## Set task
Below are some records; work out how many of their lines contain "this" and give the number only.

## Extracted information
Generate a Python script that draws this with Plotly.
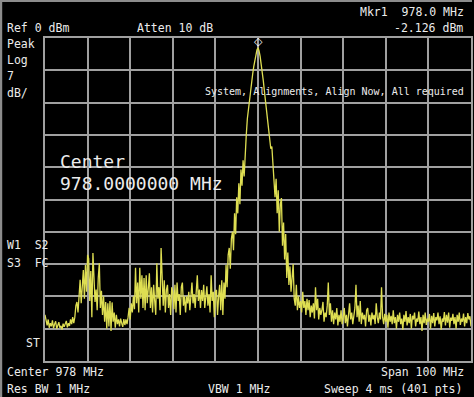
import numpy as np
import plotly.graph_objects as go

# ---- data ----
center_mhz = 978.0
span_mhz = 100.0
ref_level_dbm = 0.0
db_per_div = 7.0
marker_freq_mhz = 978.0
marker_level_dbm = -2.126

trace_dbm = [
    # 0-27 baseline
    -60.0, -61.5, -62.3, -61.0, -62.8, -61.8, -62.5, -61.2, -62.9, -62.0,
    -61.4, -63.0, -62.2, -61.6, -62.8, -62.4, -63.2, -61.9, -62.6, -62.1,
    -61.3, -62.7, -61.8, -62.4, -61.0, -62.0, -60.5, -61.8,
    # 28-61 first hump
    -60.5, -58.0, -57.2, -59.5, -56.0, -52.4, -57.5, -54.0, -50.3, -56.5,
    -49.2, -55.0, -47.0, -47.8, -57.0, -50.5, -60.5, -46.6, -52.0, -57.2,
    -54.5, -59.0, -52.0, -48.8, -58.5, -54.8, -60.0, -56.0, -61.5, -57.2,
    -63.0, -57.5, -62.5, -57.0,
    # 62-77 low
    -63.5, -57.3, -61.5, -59.5, -62.8, -60.0, -62.0, -61.0, -62.5, -60.8,
    -61.8, -62.6, -60.9, -62.2, -61.0, -62.0,
    # 78-167 second hump
    -60.5, -58.5, -61.0, -57.5, -59.5, -56.0, -58.8, -49.8, -57.5, -53.0,
    -59.5, -49.8, -56.5, -51.4, -58.5, -52.0, -59.0, -51.4, -57.5, -55.0,
    -51.0, -58.5, -54.0, -59.5, -53.5, -57.0, -60.0, -48.8, -56.5, -54.0,
    -59.0, -45.5, -55.0, -58.0, -52.5, -59.5, -54.6, -53.5, -58.5, -55.5,
    -60.0, -54.0, -55.0, -58.8, -53.5, -59.5, -53.0, -57.0, -55.5, -60.0,
    -54.0, -53.0, -58.0, -56.0, -59.5, -56.0, -57.5, -55.0, -59.0, -54.5,
    -53.0, -57.5, -55.5, -58.5, -54.0, -51.4, -57.0, -54.5, -58.5, -54.6,
    -57.0, -53.5, -58.5, -55.0, -53.8, -58.0, -55.5, -59.5, -51.4, -57.0,
    -55.0, -60.5, -55.0, -54.6, -60.0, -56.0, -53.5, -59.0, -52.5, -60.0,
    # 168-199 rising side
    -53.0, -56.5, -49.2, -54.0, -47.0, -45.5, -50.0, -43.5, -42.0, -46.0,
    -38.0, -42.5, -34.5, -38.0, -31.5, -36.0, -28.5, -32.0, -26.5, -30.0,
    -24.5, -21.0, -17.5, -15.3, -13.2, -11.3, -9.5, -7.8, -6.2, -4.8,
    -3.6, -2.6,
    # 200 peak
    -2.13,
    # 201-234 falling side
    -2.8, -4.0, -5.5, -7.3, -9.3, -11.5, -13.5, -15.8, -18.0, -20.5,
    -22.5, -24.0, -23.5, -27.0, -29.0, -34.5, -30.5, -38.0, -33.0, -42.0,
    -36.0, -34.7, -45.0, -40.0, -48.0, -42.5, -52.0, -46.5, -53.5, -49.5,
    -55.0, -51.5, -49.0, -56.5,
    # 235-313 decaying tail
    -58.0, -53.5, -59.0, -56.0, -58.5, -57.0, -59.5, -55.0, -58.5, -57.0,
    -60.0, -56.5, -59.0, -56.8, -60.5, -58.0, -59.5, -57.5, -60.8, -54.0,
    -59.0, -56.5, -61.0, -58.5, -60.0, -59.0, -57.2, -61.5, -59.5, -60.5,
    -58.0, -53.0, -60.0, -57.5, -61.5, -59.0, -62.0, -59.5, -61.0, -58.5,
    -62.3, -60.0, -61.5, -59.0, -62.0, -60.5, -58.5, -61.8, -60.0, -62.5,
    -59.5, -57.5, -61.0, -59.5, -62.0, -60.0, -58.5, -53.5, -60.5, -58.0,
    -61.5, -57.0, -62.0, -59.5, -61.0, -60.0, -62.5, -59.0, -58.5, -61.5,
    -60.0, -62.3, -59.5, -61.0, -60.0, -62.0, -57.5, -60.5, -61.8,
    # 314-400 baseline
    -59.5, -61.0, -54.0, -60.5, -62.0, -59.8, -61.5, -60.0, -62.8, -59.5,
    -61.5, -60.2, -62.0, -59.0, -61.8, -60.5, -63.0, -60.0, -61.5, -59.5,
    -62.0, -60.8, -63.2, -60.0, -61.5, -59.2, -62.3, -60.5, -61.8, -59.8,
    -63.0, -60.2, -61.0, -59.5, -62.5, -60.8, -61.5, -59.3, -62.0, -60.5,
    -63.5, -60.0, -61.8, -59.5, -62.2, -60.8, -61.5, -59.8, -63.0, -60.2,
    -61.8, -59.6, -62.5, -60.5, -61.2, -59.5, -62.0, -60.3, -63.2, -60.8,
    -61.5, -59.4, -62.3, -60.0, -61.7, -59.5, -62.8, -60.6, -61.3, -59.8,
    -62.0, -60.5, -63.0, -60.0, -61.5, -59.5, -62.2, -60.8, -61.5, -59.7,
    -62.5, -60.5, -61.8, -59.6, -61.0, -60.3, -62.5,
]

freq_mhz = np.linspace(center_mhz - span_mhz / 2, center_mhz + span_mhz / 2, len(trace_dbm))

# ---- figure ----
GRID = "#a0a0a0"
TXT = "#ececec"
MONO = "DejaVu Sans Mono"

fig = go.Figure()
fig.add_trace(go.Scatter(
    x=freq_mhz, y=trace_dbm, mode="lines",
    line=dict(color="#dede52", width=1.3),
    hoverinfo="skip", showlegend=False,
))

x0 = center_mhz - span_mhz / 2
x1 = center_mhz + span_mhz / 2
ybot = ref_level_dbm - 10 * db_per_div

fig.update_xaxes(range=[x0, x1], dtick=span_mhz / 10, tick0=x0,
                 showgrid=True, gridcolor=GRID, gridwidth=1.5,
                 showline=True, linecolor=GRID, linewidth=1.5, mirror=True,
                 showticklabels=False, ticks="", zeroline=False, fixedrange=True)
fig.update_yaxes(range=[ybot, ref_level_dbm], dtick=db_per_div, tick0=ybot,
                 showgrid=True, gridcolor=GRID, gridwidth=1.5,
                 showline=True, linecolor=GRID, linewidth=1.5, mirror=True,
                 showticklabels=False, ticks="", zeroline=False, fixedrange=True)

def txt(s, x, y, xanchor="left", size=11.5, font=MONO):
    fig.add_annotation(text=s, x=x, y=y, xref="paper", yref="paper",
                       xanchor=xanchor, yanchor="middle", showarrow=False,
                       font=dict(family=font, size=size, color=TXT))

# header
txt("Ref 0 dBm", -0.0935, 1.031)
txt("Atten 10 dB", 0.2103, 1.031)
txt("Mkr1  978.0 MHz", 0.9883, 1.0805, "right")
txt("-2.126 dBm", 0.986, 1.031, "right")
# left column
txt("Peak", -0.0935, 0.9814)
txt("Log", -0.0935, 0.9319)
txt("7", -0.0935, 0.8824)
txt("dB/", -0.0935, 0.8297)
txt("W1  S2", -0.0935, 0.359)
txt("S3  FC", -0.0935, 0.303)
txt("ST", -0.007, 0.0557, "right")
# message
txt("System, Alignments, Align Now, All required", 0.9883, 0.8359, "right", size=10)
# big center readout
txt("Center", 0.0304, 0.619, size=18)
txt("978.0000000 MHz", 0.0304, 0.548, size=18)
# footer
txt("Center 978 MHz", -0.0935, -0.034)
txt("Span 100 MHz", 0.9883, -0.034, "right")
txt("Res BW 1 MHz", -0.0935, -0.0867)
txt("VBW 1 MHz", 0.3785, -0.0867)
txt("Sweep 4 ms (401 pts)", 0.9836, -0.0867, "right")

# marker diamond above the peak
fig.add_annotation(text="◇", x=marker_freq_mhz, y=marker_level_dbm, xref="x", yref="y",
                   showarrow=False, yshift=6, xanchor="center", yanchor="middle",
                   font=dict(family="DejaVu Sans", size=11, color="#ffffff"))

# outer gray frame (top and left edges)
fig.add_shape(type="line", xref="paper", yref="paper", x0=-45/428, x1=1+1/428, y0=1+38/323, y1=1+38/323,
              line=dict(color="#8c8c8c", width=4))
fig.add_shape(type="line", xref="paper", yref="paper", x0=-45/428, x1=-45/428, y0=-36/323, y1=1+38/323,
              line=dict(color="#8c8c8c", width=4))

fig.update_layout(
    width=474, height=397,
    margin=dict(l=45, r=1, t=38, b=36),
    paper_bgcolor="#000000", plot_bgcolor="#000000",
    hovermode=False,
)

fig.write_html("out.html", config={"displayModeBar": False},
               post_script="document.body.style.margin='0px';document.body.style.background='#000';")
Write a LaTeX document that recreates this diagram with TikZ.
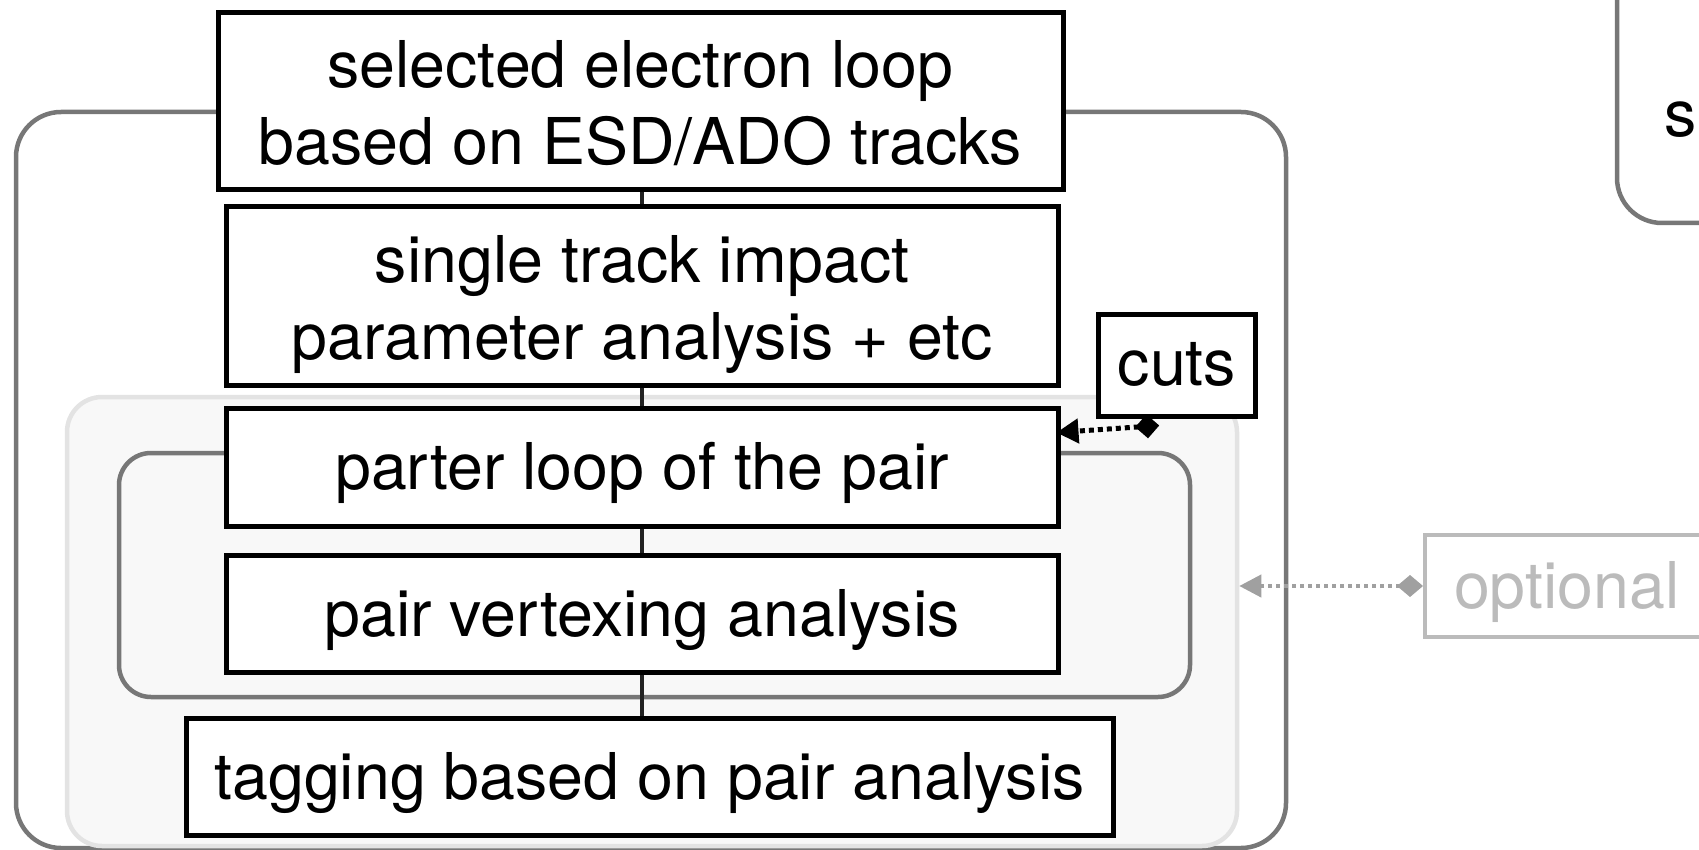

## Solution
2